#### Recorded data ####

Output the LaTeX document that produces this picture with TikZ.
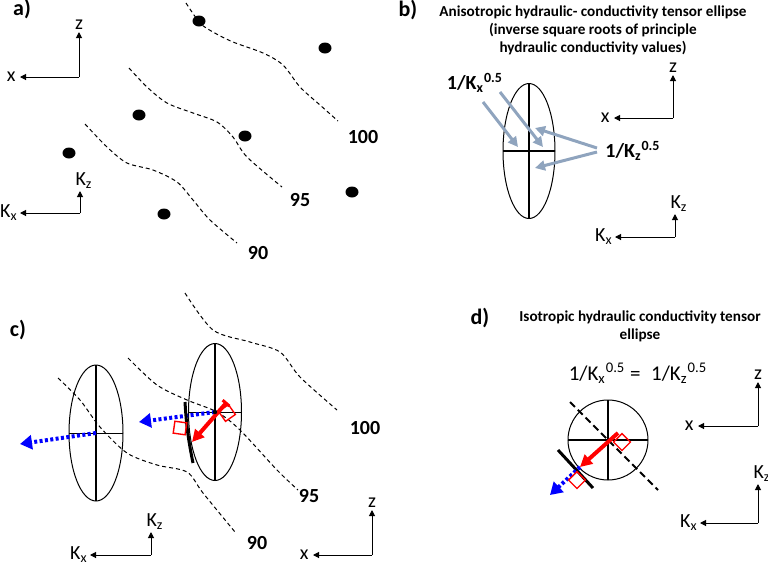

####
#### Recorded data ####

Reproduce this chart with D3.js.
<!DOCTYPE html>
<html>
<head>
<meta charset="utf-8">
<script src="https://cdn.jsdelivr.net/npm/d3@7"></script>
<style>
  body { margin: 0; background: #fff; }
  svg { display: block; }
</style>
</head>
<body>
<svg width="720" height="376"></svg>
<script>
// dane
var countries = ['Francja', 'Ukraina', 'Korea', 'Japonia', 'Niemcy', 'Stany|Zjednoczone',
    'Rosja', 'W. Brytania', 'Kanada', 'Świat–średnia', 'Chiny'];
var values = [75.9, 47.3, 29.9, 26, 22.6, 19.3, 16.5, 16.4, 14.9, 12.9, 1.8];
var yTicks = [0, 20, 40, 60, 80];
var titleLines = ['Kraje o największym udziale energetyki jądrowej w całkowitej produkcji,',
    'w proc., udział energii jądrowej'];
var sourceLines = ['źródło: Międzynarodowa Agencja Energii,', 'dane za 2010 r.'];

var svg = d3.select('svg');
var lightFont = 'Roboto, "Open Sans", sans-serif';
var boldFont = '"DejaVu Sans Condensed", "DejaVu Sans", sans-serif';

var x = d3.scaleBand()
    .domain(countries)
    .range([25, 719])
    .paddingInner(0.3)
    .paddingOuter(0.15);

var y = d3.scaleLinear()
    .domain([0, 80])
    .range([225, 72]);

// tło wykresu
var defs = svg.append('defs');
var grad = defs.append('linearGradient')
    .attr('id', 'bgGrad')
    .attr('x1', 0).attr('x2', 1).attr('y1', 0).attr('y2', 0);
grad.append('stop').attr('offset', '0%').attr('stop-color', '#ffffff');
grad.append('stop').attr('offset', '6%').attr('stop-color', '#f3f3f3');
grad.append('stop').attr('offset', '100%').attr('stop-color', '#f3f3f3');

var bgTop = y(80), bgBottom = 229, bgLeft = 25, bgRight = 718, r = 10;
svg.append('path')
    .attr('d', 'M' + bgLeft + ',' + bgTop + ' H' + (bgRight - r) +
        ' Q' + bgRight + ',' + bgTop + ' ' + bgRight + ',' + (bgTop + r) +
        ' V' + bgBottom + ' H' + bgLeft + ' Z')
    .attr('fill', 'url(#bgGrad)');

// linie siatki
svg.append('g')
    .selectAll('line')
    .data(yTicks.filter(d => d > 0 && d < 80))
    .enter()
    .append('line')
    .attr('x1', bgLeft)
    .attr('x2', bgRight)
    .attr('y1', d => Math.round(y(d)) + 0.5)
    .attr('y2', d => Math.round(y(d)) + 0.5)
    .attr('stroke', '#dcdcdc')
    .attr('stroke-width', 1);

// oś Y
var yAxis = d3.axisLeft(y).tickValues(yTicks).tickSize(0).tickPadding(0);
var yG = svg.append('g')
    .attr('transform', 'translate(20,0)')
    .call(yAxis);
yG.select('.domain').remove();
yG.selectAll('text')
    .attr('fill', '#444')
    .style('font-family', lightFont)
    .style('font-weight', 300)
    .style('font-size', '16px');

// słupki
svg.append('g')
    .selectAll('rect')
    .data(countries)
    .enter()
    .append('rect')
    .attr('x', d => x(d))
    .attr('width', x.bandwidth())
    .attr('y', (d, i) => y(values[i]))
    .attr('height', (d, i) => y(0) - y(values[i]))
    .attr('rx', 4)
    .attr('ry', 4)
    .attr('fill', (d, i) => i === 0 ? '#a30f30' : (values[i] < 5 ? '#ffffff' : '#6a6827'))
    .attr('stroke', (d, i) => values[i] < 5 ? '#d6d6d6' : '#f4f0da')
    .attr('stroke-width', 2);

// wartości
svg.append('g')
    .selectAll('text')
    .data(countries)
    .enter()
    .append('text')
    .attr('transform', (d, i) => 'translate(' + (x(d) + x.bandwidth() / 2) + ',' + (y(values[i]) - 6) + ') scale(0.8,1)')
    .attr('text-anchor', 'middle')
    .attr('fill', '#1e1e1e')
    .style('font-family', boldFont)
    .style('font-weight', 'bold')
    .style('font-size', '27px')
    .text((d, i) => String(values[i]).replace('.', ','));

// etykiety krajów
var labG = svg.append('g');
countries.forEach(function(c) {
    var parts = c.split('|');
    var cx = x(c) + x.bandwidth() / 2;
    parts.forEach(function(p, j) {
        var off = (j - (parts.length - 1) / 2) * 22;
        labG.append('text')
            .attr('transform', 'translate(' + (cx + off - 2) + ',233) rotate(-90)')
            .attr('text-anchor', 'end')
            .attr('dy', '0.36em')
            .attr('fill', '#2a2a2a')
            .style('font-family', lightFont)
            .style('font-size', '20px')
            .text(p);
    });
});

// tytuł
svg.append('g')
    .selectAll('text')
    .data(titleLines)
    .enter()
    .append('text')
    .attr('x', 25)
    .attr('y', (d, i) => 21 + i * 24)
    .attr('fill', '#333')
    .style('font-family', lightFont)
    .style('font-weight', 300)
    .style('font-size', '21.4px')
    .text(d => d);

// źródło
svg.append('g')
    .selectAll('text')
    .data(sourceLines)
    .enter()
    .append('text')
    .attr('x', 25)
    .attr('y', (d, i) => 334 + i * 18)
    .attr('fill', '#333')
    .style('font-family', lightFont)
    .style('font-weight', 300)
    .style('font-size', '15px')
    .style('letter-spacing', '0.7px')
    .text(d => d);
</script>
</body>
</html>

####
#### Recorded data ####

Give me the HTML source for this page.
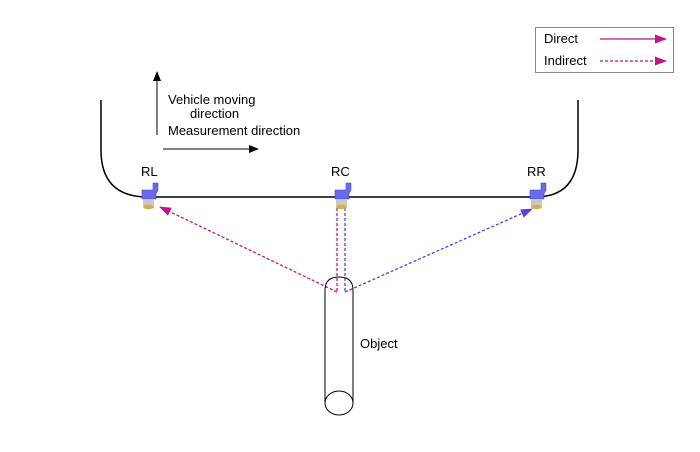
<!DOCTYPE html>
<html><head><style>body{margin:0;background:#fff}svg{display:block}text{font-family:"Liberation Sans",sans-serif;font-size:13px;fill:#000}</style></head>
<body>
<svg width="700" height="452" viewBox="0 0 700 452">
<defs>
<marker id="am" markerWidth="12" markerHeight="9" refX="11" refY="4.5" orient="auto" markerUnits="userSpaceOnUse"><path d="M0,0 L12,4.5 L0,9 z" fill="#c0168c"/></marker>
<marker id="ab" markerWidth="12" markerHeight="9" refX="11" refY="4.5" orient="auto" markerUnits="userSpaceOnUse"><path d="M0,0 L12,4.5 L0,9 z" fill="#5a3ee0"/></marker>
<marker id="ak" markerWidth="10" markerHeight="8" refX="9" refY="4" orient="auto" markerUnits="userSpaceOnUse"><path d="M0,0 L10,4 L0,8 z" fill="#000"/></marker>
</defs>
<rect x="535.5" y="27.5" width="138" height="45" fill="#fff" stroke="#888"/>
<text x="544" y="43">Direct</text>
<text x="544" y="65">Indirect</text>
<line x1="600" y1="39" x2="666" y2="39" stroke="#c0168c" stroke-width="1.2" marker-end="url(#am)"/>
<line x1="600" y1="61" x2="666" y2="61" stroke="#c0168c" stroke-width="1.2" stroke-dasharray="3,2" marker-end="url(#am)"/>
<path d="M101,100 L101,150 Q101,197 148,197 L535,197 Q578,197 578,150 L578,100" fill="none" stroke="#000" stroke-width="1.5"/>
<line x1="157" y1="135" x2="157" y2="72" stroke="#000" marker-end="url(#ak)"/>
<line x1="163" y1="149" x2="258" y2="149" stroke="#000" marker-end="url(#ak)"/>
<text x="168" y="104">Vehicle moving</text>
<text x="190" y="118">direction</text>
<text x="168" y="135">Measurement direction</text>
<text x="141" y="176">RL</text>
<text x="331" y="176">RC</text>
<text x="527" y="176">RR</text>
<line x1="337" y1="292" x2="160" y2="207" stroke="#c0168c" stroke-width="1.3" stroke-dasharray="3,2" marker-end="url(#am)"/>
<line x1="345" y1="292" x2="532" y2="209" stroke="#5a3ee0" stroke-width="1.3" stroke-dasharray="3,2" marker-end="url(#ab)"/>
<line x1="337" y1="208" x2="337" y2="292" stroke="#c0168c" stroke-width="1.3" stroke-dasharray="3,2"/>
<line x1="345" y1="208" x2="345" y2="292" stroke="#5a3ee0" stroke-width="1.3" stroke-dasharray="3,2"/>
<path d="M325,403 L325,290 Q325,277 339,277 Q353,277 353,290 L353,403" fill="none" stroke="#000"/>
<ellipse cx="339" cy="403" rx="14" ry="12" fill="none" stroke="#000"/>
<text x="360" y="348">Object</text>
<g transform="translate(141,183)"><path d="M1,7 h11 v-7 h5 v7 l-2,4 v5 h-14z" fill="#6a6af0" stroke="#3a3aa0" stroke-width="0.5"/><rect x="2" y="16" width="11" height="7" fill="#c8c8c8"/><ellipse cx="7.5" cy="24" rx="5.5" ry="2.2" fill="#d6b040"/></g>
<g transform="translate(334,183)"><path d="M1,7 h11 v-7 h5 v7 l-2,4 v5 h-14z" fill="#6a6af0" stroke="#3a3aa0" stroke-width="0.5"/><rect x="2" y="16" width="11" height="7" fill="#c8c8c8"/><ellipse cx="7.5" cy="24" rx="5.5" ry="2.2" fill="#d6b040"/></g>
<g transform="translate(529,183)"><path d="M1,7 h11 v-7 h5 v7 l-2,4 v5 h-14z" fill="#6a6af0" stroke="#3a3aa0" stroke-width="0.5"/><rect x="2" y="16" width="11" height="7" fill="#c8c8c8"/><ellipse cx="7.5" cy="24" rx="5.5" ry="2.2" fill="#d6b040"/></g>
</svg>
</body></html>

####

**What needs to be done**: Search the entries for the string "with" and collect each line that has it.

**Result of the task**:
Output the LaTeX document that produces this picture with TikZ.
Reproduce this chart with D3.js.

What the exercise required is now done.